▸ DATA LISTING
——————————
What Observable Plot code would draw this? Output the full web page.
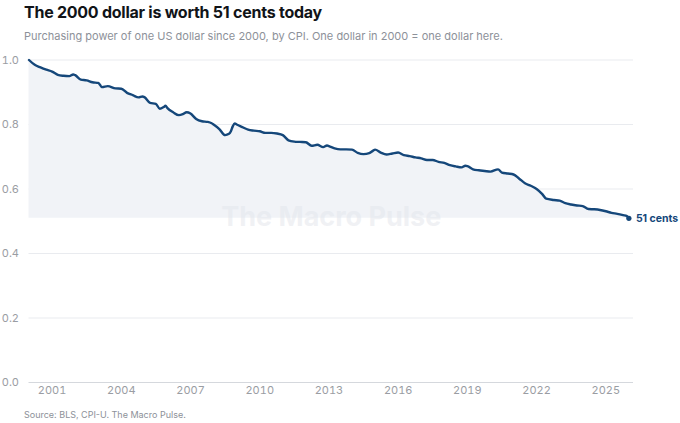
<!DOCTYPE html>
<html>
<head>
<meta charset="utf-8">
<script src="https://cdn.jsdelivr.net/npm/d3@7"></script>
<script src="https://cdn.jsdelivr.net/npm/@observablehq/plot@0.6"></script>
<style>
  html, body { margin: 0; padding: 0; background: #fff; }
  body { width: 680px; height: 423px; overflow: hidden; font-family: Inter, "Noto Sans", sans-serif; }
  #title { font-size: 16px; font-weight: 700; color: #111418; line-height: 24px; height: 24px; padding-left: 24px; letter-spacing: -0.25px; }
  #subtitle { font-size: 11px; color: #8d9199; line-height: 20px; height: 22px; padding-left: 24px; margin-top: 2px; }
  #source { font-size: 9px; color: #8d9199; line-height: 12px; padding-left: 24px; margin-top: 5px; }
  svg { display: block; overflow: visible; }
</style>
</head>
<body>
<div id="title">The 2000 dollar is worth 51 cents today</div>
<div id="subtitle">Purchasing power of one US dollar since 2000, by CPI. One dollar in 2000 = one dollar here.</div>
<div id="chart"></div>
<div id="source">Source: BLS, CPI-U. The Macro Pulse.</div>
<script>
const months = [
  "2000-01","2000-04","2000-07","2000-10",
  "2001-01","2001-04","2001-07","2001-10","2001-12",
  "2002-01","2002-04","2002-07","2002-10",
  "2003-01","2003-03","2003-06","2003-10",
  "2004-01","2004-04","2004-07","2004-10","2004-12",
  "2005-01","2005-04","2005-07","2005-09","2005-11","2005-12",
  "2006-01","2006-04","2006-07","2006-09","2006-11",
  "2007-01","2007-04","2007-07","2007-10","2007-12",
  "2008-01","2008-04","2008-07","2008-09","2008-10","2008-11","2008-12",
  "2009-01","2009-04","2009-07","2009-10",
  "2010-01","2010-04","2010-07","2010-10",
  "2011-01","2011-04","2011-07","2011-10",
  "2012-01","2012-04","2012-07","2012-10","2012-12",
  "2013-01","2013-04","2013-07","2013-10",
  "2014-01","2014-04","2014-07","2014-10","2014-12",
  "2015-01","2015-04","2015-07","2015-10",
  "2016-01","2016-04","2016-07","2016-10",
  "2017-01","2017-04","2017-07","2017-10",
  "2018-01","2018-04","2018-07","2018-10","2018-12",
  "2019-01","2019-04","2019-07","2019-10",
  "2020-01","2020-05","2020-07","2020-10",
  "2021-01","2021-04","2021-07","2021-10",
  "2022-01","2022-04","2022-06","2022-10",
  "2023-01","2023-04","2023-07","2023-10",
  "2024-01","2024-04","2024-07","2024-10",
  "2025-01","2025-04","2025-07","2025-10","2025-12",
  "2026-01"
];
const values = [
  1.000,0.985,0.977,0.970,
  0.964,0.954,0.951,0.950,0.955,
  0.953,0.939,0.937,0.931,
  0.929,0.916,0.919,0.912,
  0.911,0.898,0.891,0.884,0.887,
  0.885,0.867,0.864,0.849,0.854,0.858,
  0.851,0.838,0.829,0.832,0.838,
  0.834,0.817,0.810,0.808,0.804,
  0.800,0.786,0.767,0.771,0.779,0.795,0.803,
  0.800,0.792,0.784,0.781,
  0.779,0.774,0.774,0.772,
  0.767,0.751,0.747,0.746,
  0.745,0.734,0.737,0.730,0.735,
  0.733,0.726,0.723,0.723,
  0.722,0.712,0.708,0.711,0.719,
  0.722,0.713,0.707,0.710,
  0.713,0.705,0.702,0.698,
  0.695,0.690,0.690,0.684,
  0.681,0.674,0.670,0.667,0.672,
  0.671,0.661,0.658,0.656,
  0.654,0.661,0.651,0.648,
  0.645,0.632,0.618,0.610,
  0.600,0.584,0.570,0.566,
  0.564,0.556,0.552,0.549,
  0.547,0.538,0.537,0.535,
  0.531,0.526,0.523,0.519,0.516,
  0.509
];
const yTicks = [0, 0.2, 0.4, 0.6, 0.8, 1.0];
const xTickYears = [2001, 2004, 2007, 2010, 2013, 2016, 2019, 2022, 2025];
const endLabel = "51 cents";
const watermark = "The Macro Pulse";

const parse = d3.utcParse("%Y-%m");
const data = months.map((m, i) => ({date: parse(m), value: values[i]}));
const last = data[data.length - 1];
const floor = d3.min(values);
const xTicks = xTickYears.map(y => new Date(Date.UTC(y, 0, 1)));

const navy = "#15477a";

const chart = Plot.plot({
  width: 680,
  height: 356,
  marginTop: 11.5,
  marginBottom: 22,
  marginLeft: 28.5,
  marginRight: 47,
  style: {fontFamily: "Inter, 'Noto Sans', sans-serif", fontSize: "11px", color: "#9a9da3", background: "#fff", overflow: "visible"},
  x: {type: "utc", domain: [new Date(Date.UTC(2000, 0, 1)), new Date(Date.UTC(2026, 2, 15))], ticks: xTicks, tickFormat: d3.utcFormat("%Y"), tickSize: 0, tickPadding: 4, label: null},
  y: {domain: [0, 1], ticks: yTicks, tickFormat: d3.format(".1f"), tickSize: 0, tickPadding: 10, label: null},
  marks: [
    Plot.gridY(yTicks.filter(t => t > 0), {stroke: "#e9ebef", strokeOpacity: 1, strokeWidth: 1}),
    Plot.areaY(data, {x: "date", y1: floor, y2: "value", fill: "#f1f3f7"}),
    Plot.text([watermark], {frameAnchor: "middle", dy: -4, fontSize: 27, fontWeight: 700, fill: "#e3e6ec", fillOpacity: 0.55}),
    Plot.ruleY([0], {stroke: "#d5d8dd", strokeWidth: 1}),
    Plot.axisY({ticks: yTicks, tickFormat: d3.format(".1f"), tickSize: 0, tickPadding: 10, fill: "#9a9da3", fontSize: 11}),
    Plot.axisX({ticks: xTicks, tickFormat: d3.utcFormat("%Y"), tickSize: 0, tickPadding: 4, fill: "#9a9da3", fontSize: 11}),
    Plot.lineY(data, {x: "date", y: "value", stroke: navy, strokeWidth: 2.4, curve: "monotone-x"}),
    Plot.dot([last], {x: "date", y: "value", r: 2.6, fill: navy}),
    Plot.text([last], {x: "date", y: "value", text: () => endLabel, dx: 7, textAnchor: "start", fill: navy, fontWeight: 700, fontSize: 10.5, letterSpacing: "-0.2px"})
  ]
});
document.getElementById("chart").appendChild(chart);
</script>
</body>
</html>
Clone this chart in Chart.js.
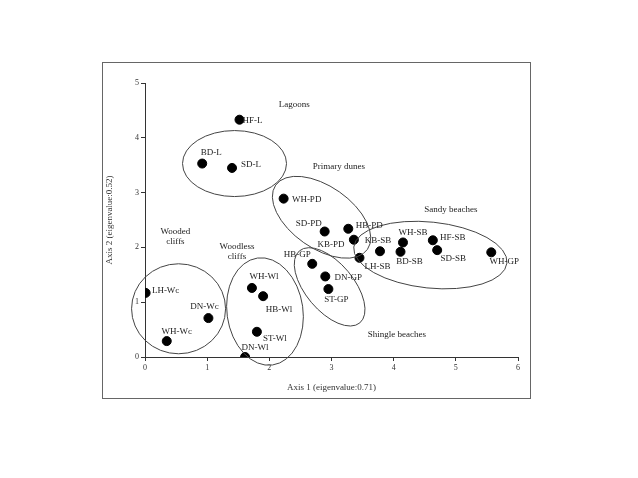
——————————
All of the material above should be reproduced exactly, except the pictures.

▸ ANSWER TO THE TASK
What Observable Plot code would draw this? Output the full web page.
<!DOCTYPE html>
<html>
<head>
<meta charset="utf-8">
<script src="https://cdn.jsdelivr.net/npm/d3@7"></script>
<script src="https://cdn.jsdelivr.net/npm/@observablehq/plot@0.6"></script>
<style>
  html, body { margin: 0; padding: 0; background: #fff; }
  body { width: 680px; height: 423px; overflow: hidden; font-family: Inter, "Noto Sans", sans-serif; }
  #title { font-size: 16px; font-weight: 700; color: #111418; line-height: 24px; height: 24px; padding-left: 24px; letter-spacing: -0.25px; }
  #subtitle { font-size: 11px; color: #8d9199; line-height: 20px; height: 22px; padding-left: 24px; margin-top: 2px; }
  #source { font-size: 9px; color: #8d9199; line-height: 12px; padding-left: 24px; margin-top: 5px; }
  svg { display: block; overflow: visible; }
</style>
</head>
<body>
<div id="title">The 2000 dollar is worth 51 cents today</div>
<div id="subtitle">Purchasing power of one US dollar since 2000, by CPI. One dollar in 2000 = one dollar here.</div>
<div id="chart"></div>
<div id="source">Source: BLS, CPI-U. The Macro Pulse.</div>
<script>
const months = [
  "2000-01","2000-04","2000-07","2000-10",
  "2001-01","2001-04","2001-07","2001-10","2001-12",
  "2002-01","2002-04","2002-07","2002-10",
  "2003-01","2003-03","2003-06","2003-10",
  "2004-01","2004-04","2004-07","2004-10","2004-12",
  "2005-01","2005-04","2005-07","2005-09","2005-11","2005-12",
  "2006-01","2006-04","2006-07","2006-09","2006-11",
  "2007-01","2007-04","2007-07","2007-10","2007-12",
  "2008-01","2008-04","2008-07","2008-09","2008-10","2008-11","2008-12",
  "2009-01","2009-04","2009-07","2009-10",
  "2010-01","2010-04","2010-07","2010-10",
  "2011-01","2011-04","2011-07","2011-10",
  "2012-01","2012-04","2012-07","2012-10","2012-12",
  "2013-01","2013-04","2013-07","2013-10",
  "2014-01","2014-04","2014-07","2014-10","2014-12",
  "2015-01","2015-04","2015-07","2015-10",
  "2016-01","2016-04","2016-07","2016-10",
  "2017-01","2017-04","2017-07","2017-10",
  "2018-01","2018-04","2018-07","2018-10","2018-12",
  "2019-01","2019-04","2019-07","2019-10",
  "2020-01","2020-05","2020-07","2020-10",
  "2021-01","2021-04","2021-07","2021-10",
  "2022-01","2022-04","2022-06","2022-10",
  "2023-01","2023-04","2023-07","2023-10",
  "2024-01","2024-04","2024-07","2024-10",
  "2025-01","2025-04","2025-07","2025-10","2025-12",
  "2026-01"
];
const values = [
  1.000,0.985,0.977,0.970,
  0.964,0.954,0.951,0.950,0.955,
  0.953,0.939,0.937,0.931,
  0.929,0.916,0.919,0.912,
  0.911,0.898,0.891,0.884,0.887,
  0.885,0.867,0.864,0.849,0.854,0.858,
  0.851,0.838,0.829,0.832,0.838,
  0.834,0.817,0.810,0.808,0.804,
  0.800,0.786,0.767,0.771,0.779,0.795,0.803,
  0.800,0.792,0.784,0.781,
  0.779,0.774,0.774,0.772,
  0.767,0.751,0.747,0.746,
  0.745,0.734,0.737,0.730,0.735,
  0.733,0.726,0.723,0.723,
  0.722,0.712,0.708,0.711,0.719,
  0.722,0.713,0.707,0.710,
  0.713,0.705,0.702,0.698,
  0.695,0.690,0.690,0.684,
  0.681,0.674,0.670,0.667,0.672,
  0.671,0.661,0.658,0.656,
  0.654,0.661,0.651,0.648,
  0.645,0.632,0.618,0.610,
  0.600,0.584,0.570,0.566,
  0.564,0.556,0.552,0.549,
  0.547,0.538,0.537,0.535,
  0.531,0.526,0.523,0.519,0.516,
  0.509
];
const yTicks = [0, 0.2, 0.4, 0.6, 0.8, 1.0];
const xTickYears = [2001, 2004, 2007, 2010, 2013, 2016, 2019, 2022, 2025];
const endLabel = "51 cents";
const watermark = "The Macro Pulse";

const parse = d3.utcParse("%Y-%m");
const data = months.map((m, i) => ({date: parse(m), value: values[i]}));
const last = data[data.length - 1];
const floor = d3.min(values);
const xTicks = xTickYears.map(y => new Date(Date.UTC(y, 0, 1)));

const navy = "#15477a";

const chart = Plot.plot({
  width: 680,
  height: 356,
  marginTop: 11.5,
  marginBottom: 22,
  marginLeft: 28.5,
  marginRight: 47,
  style: {fontFamily: "Inter, 'Noto Sans', sans-serif", fontSize: "11px", color: "#9a9da3", background: "#fff", overflow: "visible"},
  x: {type: "utc", domain: [new Date(Date.UTC(2000, 0, 1)), new Date(Date.UTC(2026, 2, 15))], ticks: xTicks, tickFormat: d3.utcFormat("%Y"), tickSize: 0, tickPadding: 4, label: null},
  y: {domain: [0, 1], ticks: yTicks, tickFormat: d3.format(".1f"), tickSize: 0, tickPadding: 10, label: null},
  marks: [
    Plot.gridY(yTicks.filter(t => t > 0), {stroke: "#e9ebef", strokeOpacity: 1, strokeWidth: 1}),
    Plot.areaY(data, {x: "date", y1: floor, y2: "value", fill: "#f1f3f7"}),
    Plot.text([watermark], {frameAnchor: "middle", dy: -4, fontSize: 27, fontWeight: 700, fill: "#e3e6ec", fillOpacity: 0.55}),
    Plot.ruleY([0], {stroke: "#d5d8dd", strokeWidth: 1}),
    Plot.axisY({ticks: yTicks, tickFormat: d3.format(".1f"), tickSize: 0, tickPadding: 10, fill: "#9a9da3", fontSize: 11}),
    Plot.axisX({ticks: xTicks, tickFormat: d3.utcFormat("%Y"), tickSize: 0, tickPadding: 4, fill: "#9a9da3", fontSize: 11}),
    Plot.lineY(data, {x: "date", y: "value", stroke: navy, strokeWidth: 2.4, curve: "monotone-x"}),
    Plot.dot([last], {x: "date", y: "value", r: 2.6, fill: navy}),
    Plot.text([last], {x: "date", y: "value", text: () => endLabel, dx: 7, textAnchor: "start", fill: navy, fontWeight: 700, fontSize: 10.5, letterSpacing: "-0.2px"})
  ]
});
document.getElementById("chart").appendChild(chart);
</script>
</body>
</html>
Clone this chart in Chart.js.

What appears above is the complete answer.